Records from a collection
— Begin —

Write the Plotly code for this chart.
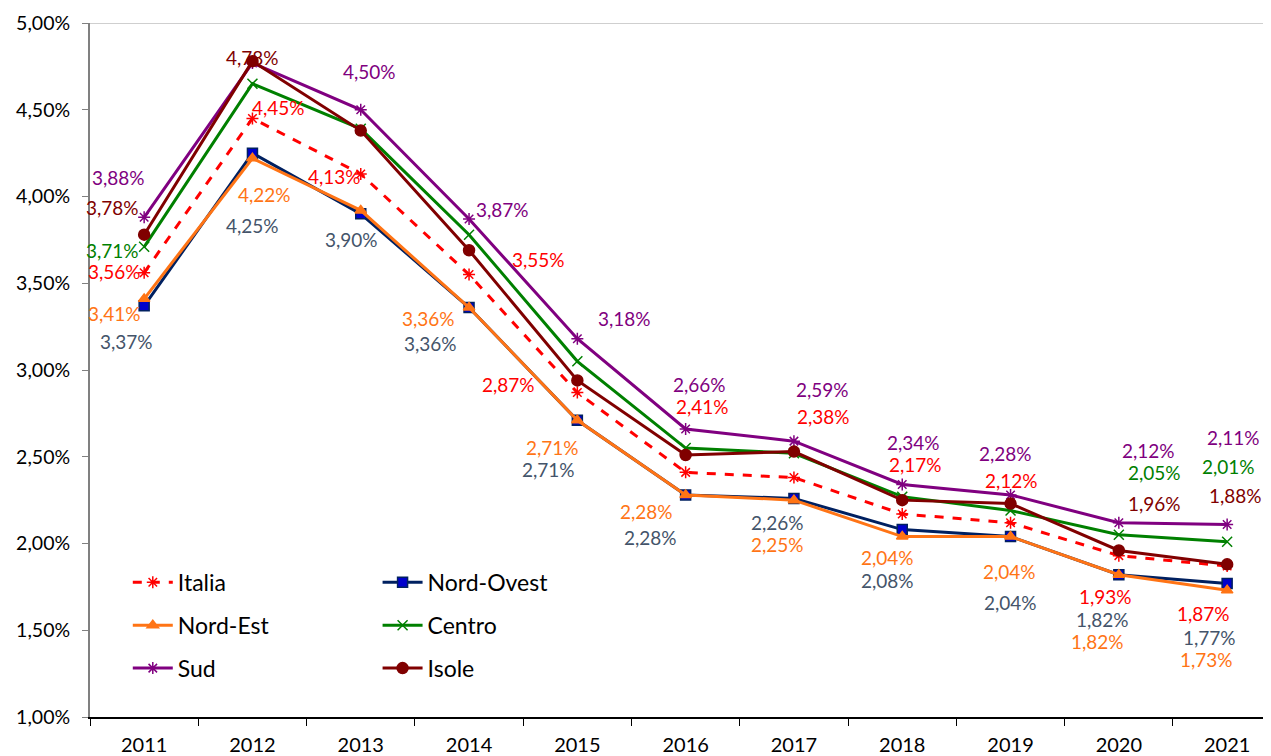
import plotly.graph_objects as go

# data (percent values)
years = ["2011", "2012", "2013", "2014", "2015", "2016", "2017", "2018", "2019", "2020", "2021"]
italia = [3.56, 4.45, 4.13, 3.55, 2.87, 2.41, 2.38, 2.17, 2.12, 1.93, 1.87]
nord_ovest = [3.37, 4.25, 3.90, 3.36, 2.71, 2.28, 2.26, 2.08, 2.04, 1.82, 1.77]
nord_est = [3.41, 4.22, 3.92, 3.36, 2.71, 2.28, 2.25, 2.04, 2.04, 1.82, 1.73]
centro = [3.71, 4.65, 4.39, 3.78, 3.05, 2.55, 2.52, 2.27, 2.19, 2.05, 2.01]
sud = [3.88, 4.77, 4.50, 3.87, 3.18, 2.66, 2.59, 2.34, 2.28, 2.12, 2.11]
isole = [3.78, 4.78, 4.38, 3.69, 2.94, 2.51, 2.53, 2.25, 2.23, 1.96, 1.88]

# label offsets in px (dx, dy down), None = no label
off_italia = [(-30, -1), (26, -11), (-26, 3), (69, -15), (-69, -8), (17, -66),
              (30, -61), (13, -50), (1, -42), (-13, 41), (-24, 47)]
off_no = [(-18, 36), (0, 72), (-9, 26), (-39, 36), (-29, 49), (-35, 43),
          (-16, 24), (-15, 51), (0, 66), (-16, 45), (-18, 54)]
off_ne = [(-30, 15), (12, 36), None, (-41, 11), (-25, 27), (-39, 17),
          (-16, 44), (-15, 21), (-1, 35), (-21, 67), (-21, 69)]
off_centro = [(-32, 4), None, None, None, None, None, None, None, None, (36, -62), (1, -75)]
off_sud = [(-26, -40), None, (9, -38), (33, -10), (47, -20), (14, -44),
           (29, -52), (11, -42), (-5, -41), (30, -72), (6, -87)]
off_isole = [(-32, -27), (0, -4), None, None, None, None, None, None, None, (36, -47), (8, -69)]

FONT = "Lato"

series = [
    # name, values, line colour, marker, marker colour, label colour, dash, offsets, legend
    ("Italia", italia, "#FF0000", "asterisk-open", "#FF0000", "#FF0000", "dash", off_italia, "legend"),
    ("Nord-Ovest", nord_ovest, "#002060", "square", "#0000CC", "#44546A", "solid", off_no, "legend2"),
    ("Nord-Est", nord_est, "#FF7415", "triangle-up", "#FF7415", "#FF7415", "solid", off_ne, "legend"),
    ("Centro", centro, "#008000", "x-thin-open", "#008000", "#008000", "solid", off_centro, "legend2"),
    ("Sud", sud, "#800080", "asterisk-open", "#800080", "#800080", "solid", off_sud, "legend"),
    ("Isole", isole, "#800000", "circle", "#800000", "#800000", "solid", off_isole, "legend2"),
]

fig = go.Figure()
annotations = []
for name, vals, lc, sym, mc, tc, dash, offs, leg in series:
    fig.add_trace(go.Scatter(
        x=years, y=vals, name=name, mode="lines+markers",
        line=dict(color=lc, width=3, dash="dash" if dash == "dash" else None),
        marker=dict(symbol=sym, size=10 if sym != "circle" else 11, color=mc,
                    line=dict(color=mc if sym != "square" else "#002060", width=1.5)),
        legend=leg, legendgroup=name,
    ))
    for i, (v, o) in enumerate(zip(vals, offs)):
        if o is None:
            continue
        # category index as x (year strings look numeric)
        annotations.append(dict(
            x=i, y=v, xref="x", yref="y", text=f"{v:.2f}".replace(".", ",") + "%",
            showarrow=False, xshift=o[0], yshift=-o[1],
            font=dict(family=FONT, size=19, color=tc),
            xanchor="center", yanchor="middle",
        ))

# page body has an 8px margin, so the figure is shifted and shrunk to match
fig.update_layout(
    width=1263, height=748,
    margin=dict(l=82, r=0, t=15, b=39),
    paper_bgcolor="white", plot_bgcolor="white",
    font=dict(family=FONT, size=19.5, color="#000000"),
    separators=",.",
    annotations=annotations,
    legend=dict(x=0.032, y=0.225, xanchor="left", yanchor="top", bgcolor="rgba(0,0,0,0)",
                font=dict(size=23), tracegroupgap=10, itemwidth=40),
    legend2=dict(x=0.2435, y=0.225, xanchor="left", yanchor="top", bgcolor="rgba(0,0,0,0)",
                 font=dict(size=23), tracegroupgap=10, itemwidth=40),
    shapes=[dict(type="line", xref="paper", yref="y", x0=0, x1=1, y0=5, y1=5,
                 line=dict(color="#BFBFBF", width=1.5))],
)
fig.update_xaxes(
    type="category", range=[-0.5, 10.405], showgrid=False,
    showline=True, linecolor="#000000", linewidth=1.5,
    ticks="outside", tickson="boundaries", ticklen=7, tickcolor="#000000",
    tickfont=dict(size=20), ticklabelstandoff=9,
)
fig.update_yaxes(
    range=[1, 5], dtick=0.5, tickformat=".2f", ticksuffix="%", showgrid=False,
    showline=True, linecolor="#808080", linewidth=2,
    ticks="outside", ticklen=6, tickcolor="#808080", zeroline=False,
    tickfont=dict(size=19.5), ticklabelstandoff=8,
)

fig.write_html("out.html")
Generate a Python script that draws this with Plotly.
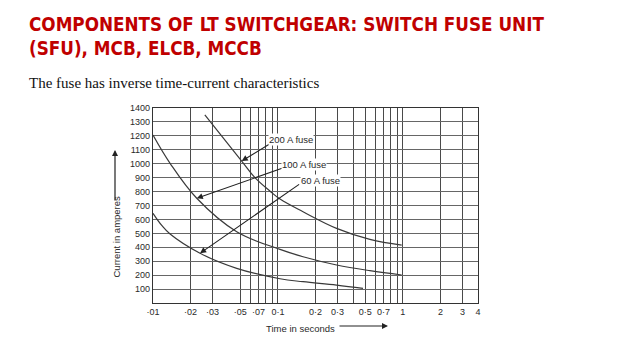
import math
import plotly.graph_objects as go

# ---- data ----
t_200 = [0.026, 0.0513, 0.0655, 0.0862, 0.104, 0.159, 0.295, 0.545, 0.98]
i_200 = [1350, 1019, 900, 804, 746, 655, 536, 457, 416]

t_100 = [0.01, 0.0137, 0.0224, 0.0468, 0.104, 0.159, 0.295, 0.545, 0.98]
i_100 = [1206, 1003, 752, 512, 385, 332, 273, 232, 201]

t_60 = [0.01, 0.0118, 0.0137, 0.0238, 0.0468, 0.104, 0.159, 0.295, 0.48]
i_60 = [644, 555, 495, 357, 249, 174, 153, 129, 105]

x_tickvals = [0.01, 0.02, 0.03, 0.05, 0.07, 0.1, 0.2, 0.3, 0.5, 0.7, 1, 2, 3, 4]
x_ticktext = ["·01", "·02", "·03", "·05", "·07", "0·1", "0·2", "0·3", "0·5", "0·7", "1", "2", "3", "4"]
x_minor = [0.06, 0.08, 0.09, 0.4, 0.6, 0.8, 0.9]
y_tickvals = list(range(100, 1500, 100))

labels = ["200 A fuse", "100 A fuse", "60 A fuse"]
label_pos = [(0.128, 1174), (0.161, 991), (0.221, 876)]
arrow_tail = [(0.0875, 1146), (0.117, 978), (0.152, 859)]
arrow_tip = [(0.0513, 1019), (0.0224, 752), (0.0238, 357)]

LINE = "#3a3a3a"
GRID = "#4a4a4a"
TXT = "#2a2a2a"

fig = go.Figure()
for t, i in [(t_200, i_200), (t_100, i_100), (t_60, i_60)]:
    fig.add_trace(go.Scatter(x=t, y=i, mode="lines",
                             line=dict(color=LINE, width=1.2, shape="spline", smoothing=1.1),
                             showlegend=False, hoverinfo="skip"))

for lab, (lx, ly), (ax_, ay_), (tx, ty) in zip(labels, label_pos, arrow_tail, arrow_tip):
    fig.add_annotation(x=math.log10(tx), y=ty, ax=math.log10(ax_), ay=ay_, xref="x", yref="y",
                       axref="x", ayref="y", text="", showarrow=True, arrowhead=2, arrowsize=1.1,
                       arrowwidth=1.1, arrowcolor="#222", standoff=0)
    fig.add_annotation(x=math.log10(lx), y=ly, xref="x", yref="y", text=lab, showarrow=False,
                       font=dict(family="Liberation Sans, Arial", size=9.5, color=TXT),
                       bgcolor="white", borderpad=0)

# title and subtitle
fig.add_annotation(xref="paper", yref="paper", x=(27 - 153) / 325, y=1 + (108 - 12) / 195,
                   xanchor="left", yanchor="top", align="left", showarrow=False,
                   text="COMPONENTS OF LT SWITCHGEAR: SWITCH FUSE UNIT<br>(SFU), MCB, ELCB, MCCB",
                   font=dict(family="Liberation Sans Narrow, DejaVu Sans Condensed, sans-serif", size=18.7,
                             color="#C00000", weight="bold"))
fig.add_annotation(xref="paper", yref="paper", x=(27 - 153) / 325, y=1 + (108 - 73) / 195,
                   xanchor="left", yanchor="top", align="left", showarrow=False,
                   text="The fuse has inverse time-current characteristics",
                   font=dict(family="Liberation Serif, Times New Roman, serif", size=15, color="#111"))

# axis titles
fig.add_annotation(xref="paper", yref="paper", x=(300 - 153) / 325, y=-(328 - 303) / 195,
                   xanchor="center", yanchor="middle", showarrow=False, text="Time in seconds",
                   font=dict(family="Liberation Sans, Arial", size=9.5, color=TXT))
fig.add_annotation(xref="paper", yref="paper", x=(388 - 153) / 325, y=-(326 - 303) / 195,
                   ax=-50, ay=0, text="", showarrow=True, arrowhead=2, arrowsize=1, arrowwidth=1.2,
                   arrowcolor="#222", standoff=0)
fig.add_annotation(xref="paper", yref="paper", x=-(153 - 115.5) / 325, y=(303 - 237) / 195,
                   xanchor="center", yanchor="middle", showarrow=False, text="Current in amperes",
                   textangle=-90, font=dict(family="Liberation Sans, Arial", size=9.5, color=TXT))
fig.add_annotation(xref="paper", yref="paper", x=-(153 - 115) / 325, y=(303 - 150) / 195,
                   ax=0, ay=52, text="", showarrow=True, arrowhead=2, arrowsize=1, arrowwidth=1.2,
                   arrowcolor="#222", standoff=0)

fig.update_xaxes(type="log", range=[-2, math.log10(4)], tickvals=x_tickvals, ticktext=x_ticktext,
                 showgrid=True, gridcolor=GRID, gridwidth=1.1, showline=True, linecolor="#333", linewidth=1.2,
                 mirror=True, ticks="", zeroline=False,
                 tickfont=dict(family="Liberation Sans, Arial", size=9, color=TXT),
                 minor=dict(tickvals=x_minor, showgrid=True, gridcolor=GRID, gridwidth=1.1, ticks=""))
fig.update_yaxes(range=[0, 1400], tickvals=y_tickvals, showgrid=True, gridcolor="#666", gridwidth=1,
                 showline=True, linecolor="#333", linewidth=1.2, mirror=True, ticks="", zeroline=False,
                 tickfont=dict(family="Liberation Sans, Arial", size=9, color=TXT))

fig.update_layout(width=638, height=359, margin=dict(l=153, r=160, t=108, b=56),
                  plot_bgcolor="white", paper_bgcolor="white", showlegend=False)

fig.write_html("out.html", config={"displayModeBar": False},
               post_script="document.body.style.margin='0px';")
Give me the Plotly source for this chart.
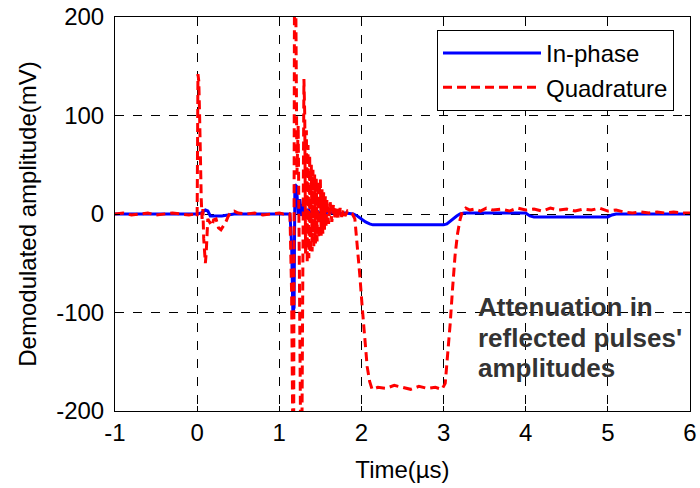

— End —

▶ _Problem details_
Locate each line with the word "this" and copy it.

▶ _Exercise output_
Write the Plotly code for this chart.
Generate a Python script that draws this with Plotly.
Give me the Plotly source for this chart.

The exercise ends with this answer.